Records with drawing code
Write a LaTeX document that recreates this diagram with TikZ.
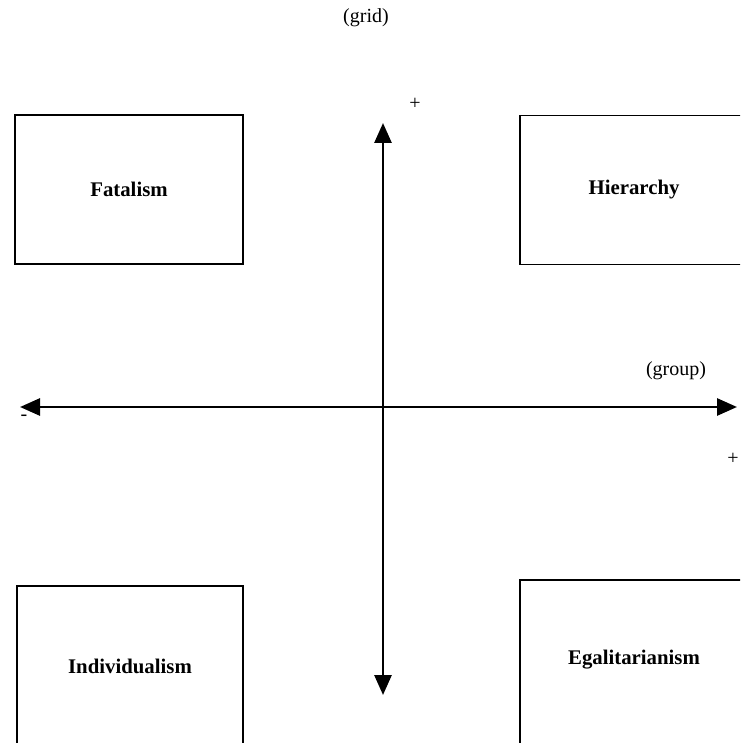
\documentclass[tikz,border=0pt]{standalone}
\usepackage{fontspec}
\setmainfont{Liberation Serif}
\usepackage{tikz}
\usetikzlibrary{arrows.meta}

\begin{document}
\begin{tikzpicture}[x=0.5pt, y=-0.5pt, font=\normalsize,
  culture/.style={draw, line width=0.9pt, align=center, minimum width=114pt, minimum height=74.5pt, font=\fontsize{10.4}{12}\selectfont\bfseries},
  axis/.style={{Triangle[length=10pt, width=8.5pt]}-{Triangle[length=10pt, width=8.5pt]}, line width=1.4pt},
  tag/.style={inner sep=0pt}]
\useasboundingbox (0,0) rectangle (740,743);
\clip (0,0) rectangle (740,743);

% quadrants
\node[culture] (fatal) at (129,189.5) {Fatalism};
\node[culture] (hier) at (634,190) {Hierarchy};
\node[culture, minimum width=113pt, minimum height=80pt] (indiv) at (130,666) {Individualism};
\node[culture, minimum height=90pt, text depth=13pt] (egal) at (634,670) {Egalitarianism};

% axes
\coordinate (gridtop) at (383,123);
\coordinate (gridbot) at (383,695);
\coordinate (groupleft) at (20,407);
\coordinate (groupright) at (737,407);
\draw[axis] (gridbot) -- (gridtop);
\draw[axis] (groupleft) -- (groupright);

% axis labels
\node[tag] (gridlbl) at (366,18) {(grid)};
\node[tag] (gridplus) at (415,104) {+};
\node[tag] (grouplbl) at (676,371) {(group)};
\node[tag] (groupminus) at (24,418) {-};
\node[tag] (groupplus) at (733,459) {+};
\end{tikzpicture}
\end{document}
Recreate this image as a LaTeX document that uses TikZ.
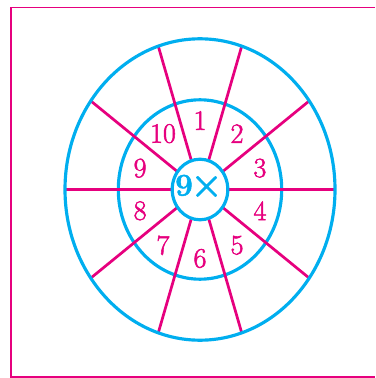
\documentclass[tikz,border=0pt]{standalone}
\usetikzlibrary{calc}
\definecolor{ccyan}{HTML}{00AEEF}
\definecolor{cmag}{HTML}{E6007E}
% slightly heavier glyphs: fill and stroke the text
\newcommand{\heavy}[2][0.3]{\special{pdf:literal q 2 Tr #1 w}#2\special{pdf:literal Q}}
\tikzset{
  ring/.style={draw=ccyan, line width=1.8pt},
  spoke/.style={draw=cmag, line width=1.55pt},
  frame/.style={draw=cmag, line width=1pt},
  num/.style={text=cmag, font=\fontsize{16}{19}\selectfont, inner sep=0pt},
  hubtext/.style={text=ccyan, font=\fontsize{18}{21}\selectfont\bfseries, inner sep=0pt},
}
\begin{document}
\begin{tikzpicture}[x=0.02cm, y=-0.02cm]
  \useasboundingbox (0,0) rectangle (375,378);
  % frame, open on the right
  \coordinate (f1) at (375,7.5);
  \coordinate (f2) at (11,7.5);
  \coordinate (f3) at (11,377);
  \coordinate (f4) at (375,377);
  \draw[frame] (f1) -- (f2) -- (f3) -- (f4);
  \begin{scope}[shift={(200,189.5)}]
    \coordinate (c) at (0,0);
    % inner ring
    \draw[ring] (c) ellipse [x radius=81.7, y radius=89.7];
    % ten spokes from hub to outer ring
    \foreach \k in {0,...,9} {
      \coordinate (in\k) at (\k*36:27.8 and 30.3);
      \coordinate (out\k) at (\k*36:135 and 150.7);
      \draw[spoke] (in\k) -- (out\k);
    }
    % outer ring and hub
    \draw[ring] (c) ellipse [x radius=135, y radius=150.7];
    \draw[ring] (c) ellipse [x radius=27.8, y radius=30.3];
    \node[hubtext] (hub) at (-1,-3) {\heavy[0.25]{9\kern-1.5pt{\fontsize{22}{24}\selectfont\boldmath$\times$}}};
    % sector numbers
    \foreach \n [evaluate=\n as \a using 36*\n-126] in {1,...,10}
      \node[num] (n\n) at (\a:63 and 69) {\heavy{\n}};
  \end{scope}
\end{tikzpicture}
\end{document}
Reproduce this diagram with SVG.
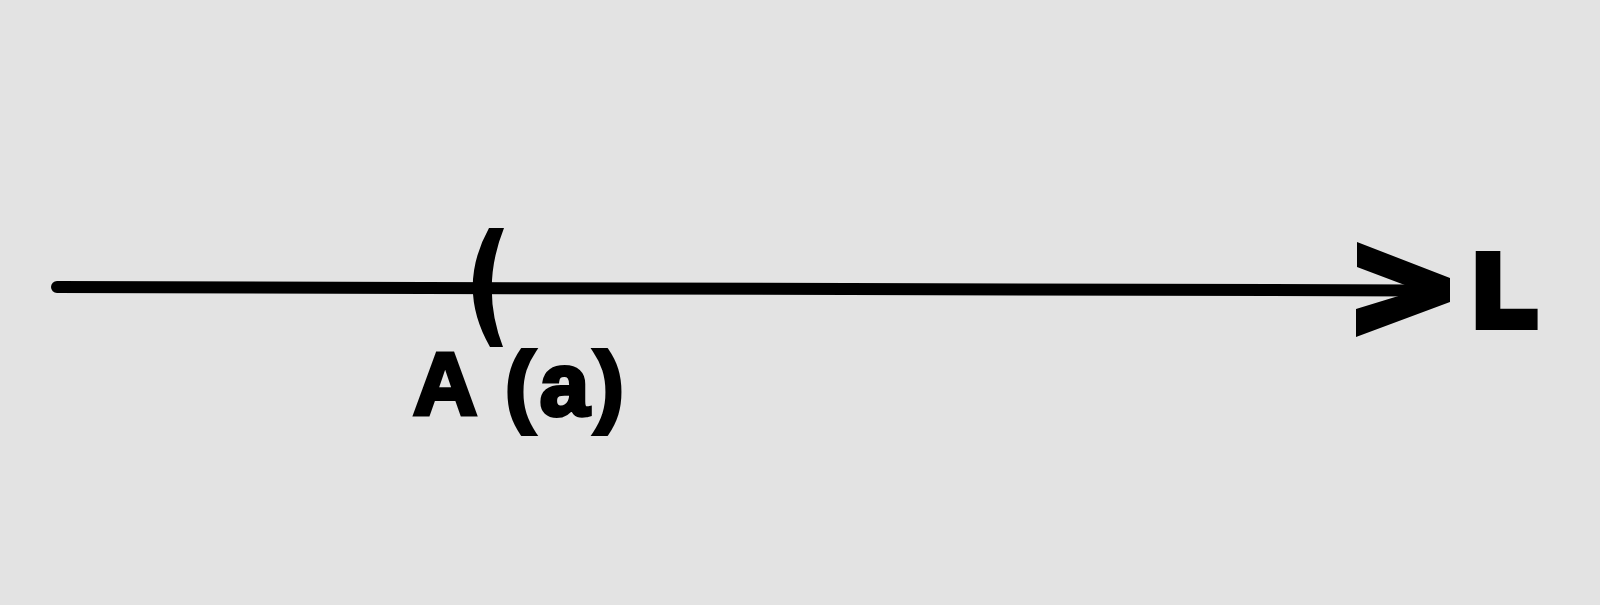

### Exercise
Reproduce only the lines running from the beginning of the entries above to the line holding "(groupleft) -- (groupright);", inclusive. Pictures stay out of the copy.

### Finished answer
Write a LaTeX document that recreates this diagram with TikZ.
\documentclass[tikz,border=0pt]{standalone}
\usepackage{fontspec}
\setmainfont{Liberation Serif}
\usepackage{tikz}
\usetikzlibrary{arrows.meta}

\begin{document}
\begin{tikzpicture}[x=0.5pt, y=-0.5pt, font=\normalsize,
  culture/.style={draw, line width=0.9pt, align=center, minimum width=114pt, minimum height=74.5pt, font=\fontsize{10.4}{12}\selectfont\bfseries},
  axis/.style={{Triangle[length=10pt, width=8.5pt]}-{Triangle[length=10pt, width=8.5pt]}, line width=1.4pt},
  tag/.style={inner sep=0pt}]
\useasboundingbox (0,0) rectangle (740,743);
\clip (0,0) rectangle (740,743);

% quadrants
\node[culture] (fatal) at (129,189.5) {Fatalism};
\node[culture] (hier) at (634,190) {Hierarchy};
\node[culture, minimum width=113pt, minimum height=80pt] (indiv) at (130,666) {Individualism};
\node[culture, minimum height=90pt, text depth=13pt] (egal) at (634,670) {Egalitarianism};

% axes
\coordinate (gridtop) at (383,123);
\coordinate (gridbot) at (383,695);
\coordinate (groupleft) at (20,407);
\coordinate (groupright) at (737,407);
\draw[axis] (gridbot) -- (gridtop);
\draw[axis] (groupleft) -- (groupright);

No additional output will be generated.